Covid-19: Fears grow over increased restrictions for cities and local areas

Ireland faces ‘critical two weeks’ in fight against virus, Minister says

Minister for Further and Higher Education Simon Harris  speaking to the media at Government Buildings. Photograph: Julien Behal Photography

Minister for Further and Higher Education Simon Harris speaking to the media at Government Buildings. Photograph: Julien Behal Photography

 

Fears over increased Covid-19 restrictions for other urban and localised areas are growing after the Government imposed Level 3 restrictions on colleges, which will see most tuition move online.

While third-level institutions will remain open during the move lasting up to three weeks, all lectures and most tutorials are expected to migrate online. Students will be encouraged to remain at home rather than travel to their campus. Libraries and laboratories in colleges are expected to remain open, but with social distancing measures in place and regulation on entry. All social activities on campus have been suspended.

Minister for Higher Education Simon Harris said the decision was grounded on the experience in other jurisdictions where there were significant increases in coronavirus cases after colleges reopened.

He also said it was a response to the current situation in Ireland, where the country faced a “critical two weeks” in its efforts to curb the disease.

“Notwithstanding all the protective measures that have been put in place by our higher level institutions, you will appreciate there is now a growing concern about the impact the recommencement on campus of [student] activity will have on the very fragile epidemiological situation that pertains at present.

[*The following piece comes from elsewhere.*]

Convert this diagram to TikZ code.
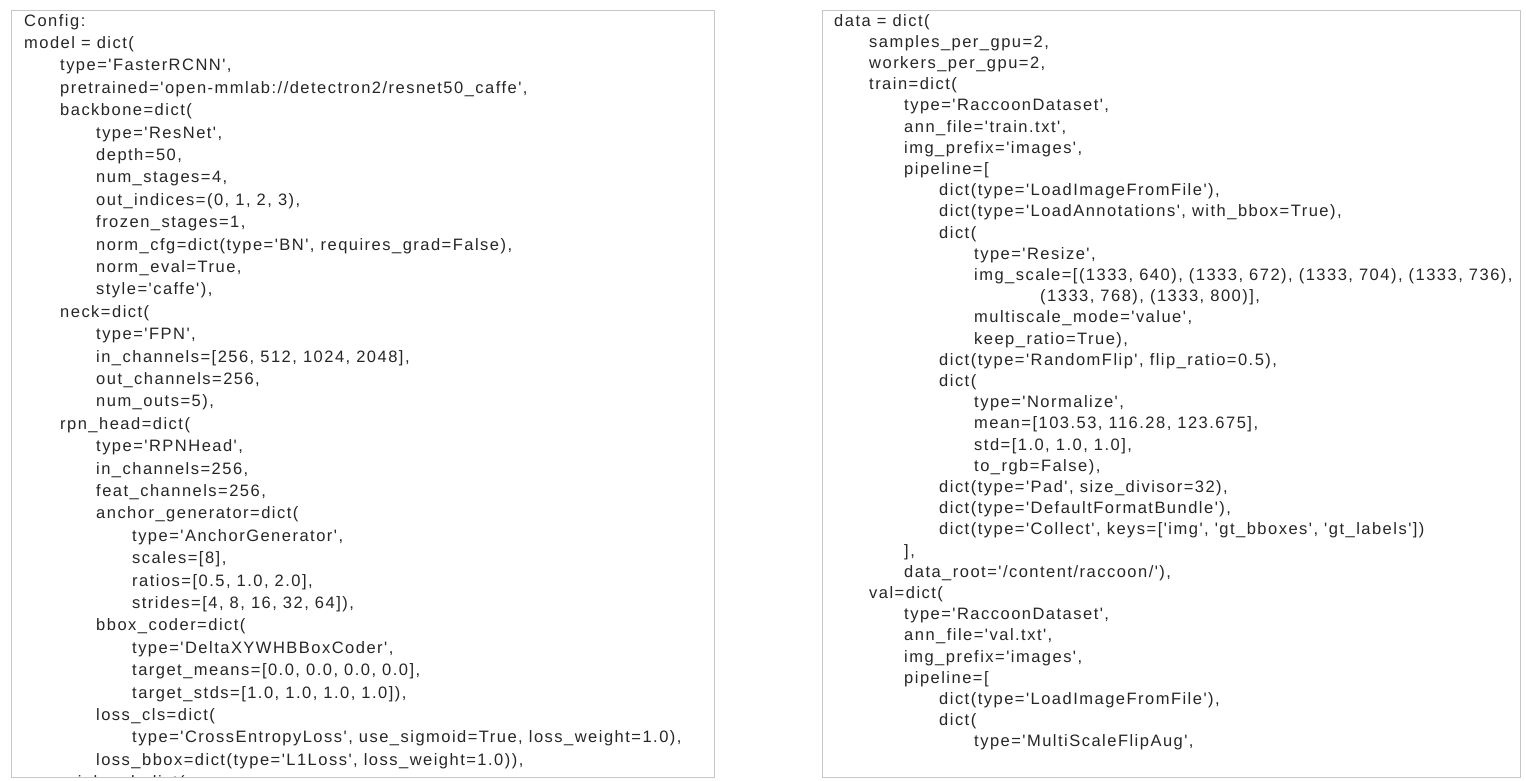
\documentclass[tikz,border=0pt]{standalone}
\usepackage{fontspec}
\newfontfamily\codefont{Liberation Sans}[LetterSpace=9]
\begin{document}
\begin{tikzpicture}[x=1pt,y=-1pt,
  panel/.style={draw=black!22,line width=1pt,fill=white},
  cl/.style={anchor=base west,inner sep=0pt,font=\codefont\fontsize{16.5}{18}\selectfont,text=black!85}]
\useasboundingbox (0,0) rectangle (1526,780);
\fill[white] (0,0) rectangle (1526,780);
\node[panel,minimum width=703,minimum height=767,anchor=north west] (lp) at (11,10) {};
\node[panel,minimum width=698,minimum height=767,anchor=north west] (rp) at (822,10) {};
\begin{scope}
\clip (12,11) rectangle (713,776);
\foreach \l/\t [count=\i] in {0/{Config:},0/{model = dict(},1/{type='FasterRCNN',},1/{pretrained='open-mmlab://detectron2/resnet50\_caffe',},1/{backbone=dict(},2/{type='ResNet',},2/{depth=50,},2/{num\_stages=4,},2/{out\_indices=(0, 1, 2, 3),},2/{frozen\_stages=1,},2/{norm\_cfg=dict(type='BN', requires\_grad=False),},2/{norm\_eval=True,},2/{style='caffe'),},1/{neck=dict(},2/{type='FPN',},2/{in\_channels=[256, 512, 1024, 2048],},2/{out\_channels=256,},2/{num\_outs=5),},1/{rpn\_head=dict(},2/{type='RPNHead',},2/{in\_channels=256,},2/{feat\_channels=256,},2/{anchor\_generator=dict(},3/{type='AnchorGenerator',},3/{scales=[8],},3/{ratios=[0.5, 1.0, 2.0],},3/{strides=[4, 8, 16, 32, 64]),},2/{bbox\_coder=dict(},3/{type='DeltaXYWHBBoxCoder',},3/{target\_means=[0.0, 0.0, 0.0, 0.0],},3/{target\_stds=[1.0, 1.0, 1.0, 1.0]),},2/{loss\_cls=dict(},3/{type='CrossEntropyLoss', use\_sigmoid=True, loss\_weight=1.0),},2/{loss\_bbox=dict(type='L1Loss', loss\_weight=1.0)),},1/{roi\_head=dict(}}
  \node[cl] (l\i) at ({24+36*\l},{26+(\i-1)*22.4}) {\t};
\end{scope}
\foreach \l/\t [count=\i] in {0/{data = dict(},1/{samples\_per\_gpu=2,},1/{workers\_per\_gpu=2,},1/{train=dict(},2/{type='RaccoonDataset',},2/{ann\_file='train.txt',},2/{img\_prefix='images',},2/{pipeline=[},3/{dict(type='LoadImageFromFile'),},3/{dict(type='LoadAnnotations', with\_bbox=True),},3/{dict(},4/{type='Resize',},4/{img\_scale=[(1333, 640), (1333, 672), (1333, 704), (1333, 736),},4/{\hspace{66pt}(1333, 768), (1333, 800)],},4/{multiscale\_mode='value',},4/{keep\_ratio=True),},3/{dict(type='RandomFlip', flip\_ratio=0.5),},3/{dict(},4/{type='Normalize',},4/{mean=[103.53, 116.28, 123.675],},4/{std=[1.0, 1.0, 1.0],},4/{to\_rgb=False),},3/{dict(type='Pad', size\_divisor=32),},3/{dict(type='DefaultFormatBundle'),},3/{dict(type='Collect', keys=['img', 'gt\_bboxes', 'gt\_labels'])},2/{],},2/{data\_root='/content/raccoon/'),},1/{val=dict(},2/{type='RaccoonDataset',},2/{ann\_file='val.txt',},2/{img\_prefix='images',},2/{pipeline=[},3/{dict(type='LoadImageFromFile'),},3/{dict(},4/{type='MultiScaleFlipAug',}}
  \node[cl] (r\i) at ({834+35*\l},{26+(\i-1)*21.2}) {\t};
\end{tikzpicture}
\end{document}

“We are asking people to show common sense. If you don’t have to trek across the country to attend a lecture, you should not have to,” he said.

Urban centres

Taoiseach Micheál Martin on Friday warned urban centres could have Covid-19 restrictions increased to Level 3, pointing to concerns particularly about Cork, Limerick, Galway and Waterford. He indicated that the National Public Health Emergency Team (NPHET) may advise in terms of particularly localised restrictions.

Acting chief medical officer Ronan Glynn on Friday night said there was “every chance other areas will have to move to level 3”, but said there is “nothing inevitable about it” and people can work together to “turn the tide on his virus”.

Co Donegal moved to Level 3 from midnight, with gardaí to begin a highly visible and targeted operation from Saturday, including cross-border checkpoints in co-operation with the PSNI.

A further 326 cases of Covid-19 were confirmed in the State on Friday night, including 152 in Dublin, 32 in Cork, 21 in Galway and 22 in Donegal .The number of confirmed cases of Covid-19 in hospitals reached 102, going above 100 for the first time since early June.

Contact tracers

Meanwhile, it has emerged that contact tracers are to begin investigating where people are infected with Covid-19, following admissions this week by the State’s public health team that it cannot tell where cases are happening in the community.

In a letter to Government, NPHET said that retrospective contact tracing would gather extra information about Covid-19 cases labelled only as “ community transmission” up to now.

A HSE source said tracing teams will now play “detective” and investigate in much greater detail the movements and contacts of a confirmed case to identify at-risk bars, gyms and restaurants.

The HSE has, separately, been asked to explore proposals to significantly increase the level of Covid-19 testing available.

The Minister for Health, Stephen Donnelly, has told senior Government figures he believes that the level of testing needs to be substantially increased ahead of the winter period.

It is understood that the HSE has been asked to produce an options paper on significantly increasing testing capacity.